January started out with sunshine and blue skies, and I feel like that’s a great sign for the year ahead. It would be easy for me to call 2014 the worst year of my life or to give it all kinds of other negative adjectives, but that would be ignoring all of the good that has and will come out of the rubble. Nevertheless, I am excited to enter a new year as it creates at least the illusion of a new beginning. I’m ready for that.

I’ve certainly grown a lot over the past year. Some of that progress may have just been rediscovering parts of myself that I had forgotten, but the rest is fresh green at the tips of my branches. I also learned valuable lessons about what it takes to make a relationship work and how I can be a more mindful partner in my next one.

Perhaps my biggest realization was that I am worthy of love just the way I am. I don't have to do anything to earn love. Accepting this simple statement empowers me to be myself without pleasing people or feeling obligated to meet their needs. If I think that I need love from others in order to be whole, it takes away my voice. I end up running in circles trying to make other people happy at the cost of being true to my own needs. Believing that I am worthy of love makes it easier for me to voice my opinions, be kind to myself, and be an equal partner in relationships.

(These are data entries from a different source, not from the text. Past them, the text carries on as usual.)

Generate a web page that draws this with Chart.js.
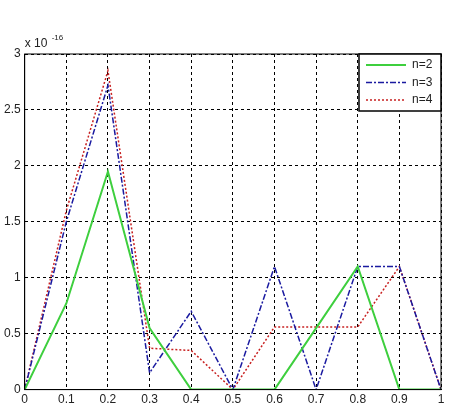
<!DOCTYPE html>
<html>
<head>
<script src="https://cdn.jsdelivr.net/npm/chart.js@4"></script>
<style>
  body { margin: 0; background: #fff; }
</style>
</head>
<body>
<canvas id="chart" width="474" height="412"></canvas>
<script>
const xs = [0, 0.1, 0.2, 0.3, 0.4, 0.5, 0.6, 0.7, 0.8, 0.9, 1]
const n2 = [0, 0.77, 1.95, 0.55, 0, 0, 0, 0.55, 1.1, 0, 0]
const n3 = [0, 1.5, 2.72, 0.15, 0.7, 0, 1.1, 0, 1.1, 1.1, 0]
const n4 = [0, 1.6, 2.85, 0.37, 0.35, 0, 0.56, 0.56, 0.56, 1.1, 0]
const xTicks = ['0', '0.1', '0.2', '0.3', '0.4', '0.5', '0.6', '0.7', '0.8', '0.9', '1']

const pts = ys => ys.map((y, i) => ({ x: xs[i], y: y }))

const exponent = {
  id: 'exponent',
  afterDraw(c) {
    const ctx = c.ctx
    const a = c.chartArea
    ctx.save()
    ctx.fillStyle = '#222'
    ctx.font = '12px Arial, "Liberation Sans"'
    ctx.fillText('x 10', a.left, a.top - 7)
    ctx.font = '8px Arial, "Liberation Sans"'
    ctx.fillText('-16', a.left + 27, a.top - 14)
    ctx.restore()
  }
}

const box = {
  id: 'box',
  afterDraw(c) {
    const ctx = c.ctx, a = c.chartArea
    ctx.save()
    ctx.strokeStyle = '#000'
    ctx.lineWidth = 1
    ctx.strokeRect(a.left, a.top, a.right - a.left, a.bottom - a.top)
    const w = 82, h = 57, x = a.right - w, y = a.top
    ctx.fillStyle = '#fff'
    ctx.fillRect(x, y, w, h)
    ctx.lineWidth = 1.5
    ctx.strokeRect(x, y, w, h)
    c.data.datasets.forEach((d, i) => {
      const ly = y + 11 + i * 17.5
      ctx.strokeStyle = d.borderColor
      ctx.lineWidth = d.borderWidth
      ctx.setLineDash(d.borderDash || [])
      ctx.beginPath(); ctx.moveTo(x + 7, ly); ctx.lineTo(x + 47, ly); ctx.stroke()
      ctx.setLineDash([])
      ctx.fillStyle = '#222'
      ctx.font = '12px Arial, "Liberation Sans"'
      ctx.textBaseline = 'middle'
      ctx.fillText(d.label, x + 53, ly)
    })
    ctx.restore()
  }
}

new Chart(document.querySelector('#chart').getContext('2d'), {
  type: 'line',
  data: {
    datasets: [
      { label: 'n=2', data: pts(n2), borderColor: '#3ecf3e', borderWidth: 2 },
      { label: 'n=3', data: pts(n3), borderColor: '#1a1aa0', borderWidth: 1.5, borderDash: [6, 2, 2, 2] },
      { label: 'n=4', data: pts(n4), borderColor: '#c82020', borderWidth: 1.5, borderDash: [2, 2] }
    ]
  },
  options: {
    responsive: false,
    animation: false,
    layout: { padding: { left: 0, right: 33, top: 54, bottom: 2 } },
    elements: { point: { radius: 0 }, line: { tension: 0 } },
    plugins: {
      legend: { display: false },
      tooltip: { enabled: false }
    },
    scales: {
      x: {
        type: 'linear', min: 0, max: 1,
        afterBuildTicks: ax => { ax.ticks = xs.map(v => ({ value: v })) },
        ticks: { callback: (v, i) => xTicks[i], color: '#222', font: { size: 12 }, maxRotation: 0, padding: 3 },
        grid: { color: '#000', drawTicks: false },
        border: { color: '#000', dash: [3, 3] }
      },
      y: {
        min: 0, max: 3,
        ticks: { stepSize: 0.5, callback: v => String(v), color: '#222', font: { size: 12 }, padding: 4 },
        grid: { color: '#000', drawTicks: false },
        border: { color: '#000', dash: [3, 3] }
      }
    }
  },
  plugins: [exponent, box]
})
</script>
</body>
</html>
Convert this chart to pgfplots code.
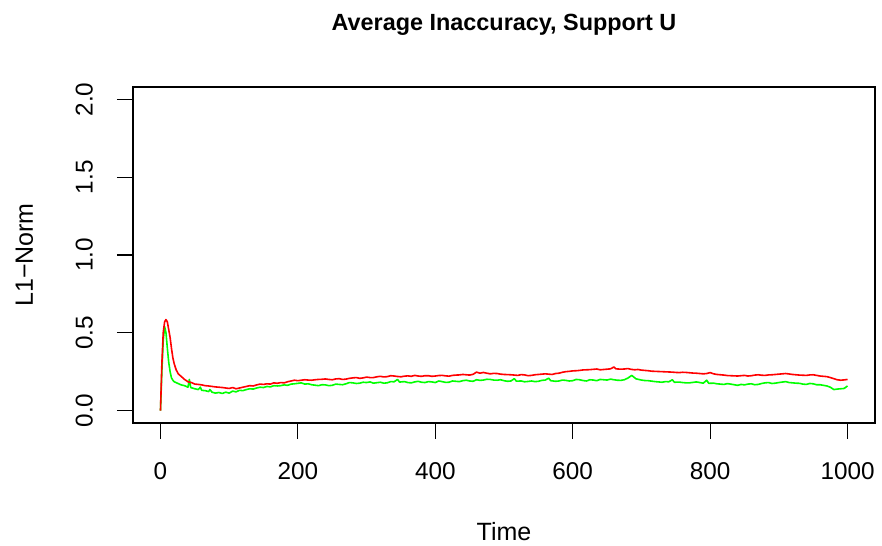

All things considered, it's harder to feel like the sky is falling. I may not be in the place that I envisioned, but I am right where I need to be. My goal for the coming year is to nurture myself and see where that takes me. I want to strengthen the friendships I have with people who are positive, respectful, and trustworthy. I want to take care of my body and stay active, feeling the grass under my bare feet as much as possible. And of course yoga school will be my primary catalyst as I develop habits and practices that will serve me for the rest of my life.